The Obama administration's war on the CIA continued in force this week. The result may be prosecution of CIA interrogators who work to uncover threats to national security. This witch hunt does not make America safer.
Ignoring strong objections from CIA Director Leon E. Panetta, Attorney General Eric H. Holder Jr. appointed special prosecutor John H. Durham to examine the potential for criminal charges against CIA interrogators. The administration also declassified a 2004 report by the CIA's inspector general detailing interrogation techniques that may have crossed the line. A source in the intelligence community told us those CIA operatives who have not already retained counsel are lawyering up.
Sen. Christopher S. Bond, Missouri Republican, said Mr. Holder had pledged during the confirmation process not to pursue these cases. The attorney general defends his flip-flop, saying he has a duty to "examine the facts and follow the law." However, there is more than a hint of political grandstanding on display, particularly because the most severe allegations in the 2004 report already had been investigated by career Justice Department prosecutors during the George W. Bush administration. Operatives found to have committed violations were reprimanded, administratively punished or forced out.
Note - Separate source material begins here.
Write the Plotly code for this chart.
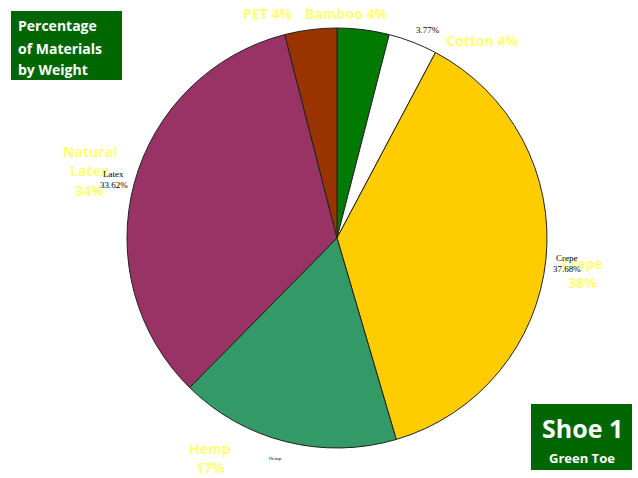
import plotly.graph_objects as go

labels = ["Bamboo", "Cotton", "Crepe", "Hemp", "Natural Latex", "PET"]
values = [4.0, 3.77, 37.68, 16.93, 33.62, 4.0]
colors = ["#007A00", "#FFFFFF", "#FFCC00", "#339966", "#993366", "#993300"]

W, H = 638, 478

def fx(x):
    return x / W

def fy(y):
    return 1 - y / H

fig = go.Figure(go.Pie(
    labels=labels, values=values, sort=False, direction="clockwise", rotation=0,
    marker=dict(colors=colors, line=dict(color="#222222", width=1)),
    textinfo="none", hoverinfo="label+percent", showlegend=False,
    domain=dict(x=[fx(127), fx(547)], y=[fy(448), fy(28)]),
))

ann = []
yel = "#FFFF77"
def add(x, y, text, size=14, color=yel, family="Open Sans", bold=True, xanchor="center"):
    ann.append(dict(x=fx(x), y=fy(y), xref="paper", yref="paper", xanchor=xanchor, yanchor="middle",
                    text=f"<b>{text}</b>" if bold else text,
                    showarrow=False, font=dict(size=size, color=color, family=family), align="center"))

add(267, 13, "PET 4%")
add(346, 13, "Bamboo 4%")
add(482, 41, "Cotton 4%")
add(90, 152, "Natural")
add(90, 171, "Latex")
add(90, 190, "34%")
add(582, 263, "Crepe")
add(582, 282, "38%")
add(210, 448, "Hemp")
add(210, 467, "17%")
add(428, 30, "3.77%", size=9, color="black", family="Liberation Serif", bold=False)
add(114, 174, "Latex", size=9, color="black", family="Liberation Serif", bold=False)
add(114, 185, "33.62%", size=9, color="black", family="Liberation Serif", bold=False)
add(567, 258, "Crepe", size=9, color="black", family="Liberation Serif", bold=False)
add(567, 269, "37.68%", size=9, color="black", family="Liberation Serif", bold=False)
add(275, 458, "Hemp", size=5, color="black", family="Liberation Serif", bold=False)

add(16, 26, "Percentage", size=14, color="white", xanchor="left")
add(16, 48, "of Materials", size=14, color="white", xanchor="left")
add(16, 69, "by Weight", size=14, color="white", xanchor="left")
add(582, 428, "Shoe 1", size=25, color="white")
add(582, 458, "Green Toe", size=13, color="white")

shapes = [
    dict(type="rect", xref="paper", yref="paper", x0=fx(11), x1=fx(122), y0=fy(80), y1=fy(11),
         fillcolor="#006600", line=dict(width=0), layer="below"),
    dict(type="rect", xref="paper", yref="paper", x0=fx(531), x1=fx(632), y0=fy(470), y1=fy(404),
         fillcolor="#006600", line=dict(width=0), layer="below"),
]

fig.update_layout(width=W, height=H, margin=dict(l=0, r=0, t=0, b=0),
                  paper_bgcolor="white", plot_bgcolor="white",
                  annotations=ann, shapes=shapes)
fig.write_html("out.html", config={"displayModeBar": False},
               post_script="document.body.style.margin='0';document.body.style.overflow='hidden';")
The difference between now and then is that the Bush team pursued the matter in a low-key way that ensured accountability but did not embarrass the CIA. Mr. Holder's approach promises to publicly humiliate the agency and tarnish the Bush legacy, with no discernible benefit for national security. This is naked politics hiding behind the robe of justice.
We were reminded this week that the administration is only interested in openness that benefits its case. On Monday, Judicial Watch released two previously classified CIA documents showing the effectiveness of CIA interrogation techniques. The documents were obtained by a Freedom of Information Act request and after a personal appeal for their release by former Vice President Dick Cheney.
The Obama administration refuses to discuss the product of interrogations and only focuses on the means by which information was received. This is because certain ends can justify certain means. The reports reveal a wealth of information on terrorist attack plans, techniques and strategies. We wonder why the vice president's office didn't produce unclassified versions for public dissemination four years ago.
The administration has banned the CIA from future interrogations and handed the process over to the FBI, which will act under the direct supervision of the White House, perhaps by a new "interrogation czar." There is no reason to believe that this reorganization of responsibilities will make the system more effective, but there are many reasons to believe it will make it less so. Any government program subject to such a rigorous degree of high-level scrutiny will mean those involved will take fewer risks and demonstrate less initiative and imagination. The intelligence community cannot move forward if everyone in it is watching his back.
We agree with Rep. Peter T. King, New York Republican, who called the attorney general's moves a "declaration of war... against common sense." Mr. Holder's vendetta against the CIA undermines national security by taking seasoned professionals out of the fight in the war on terror.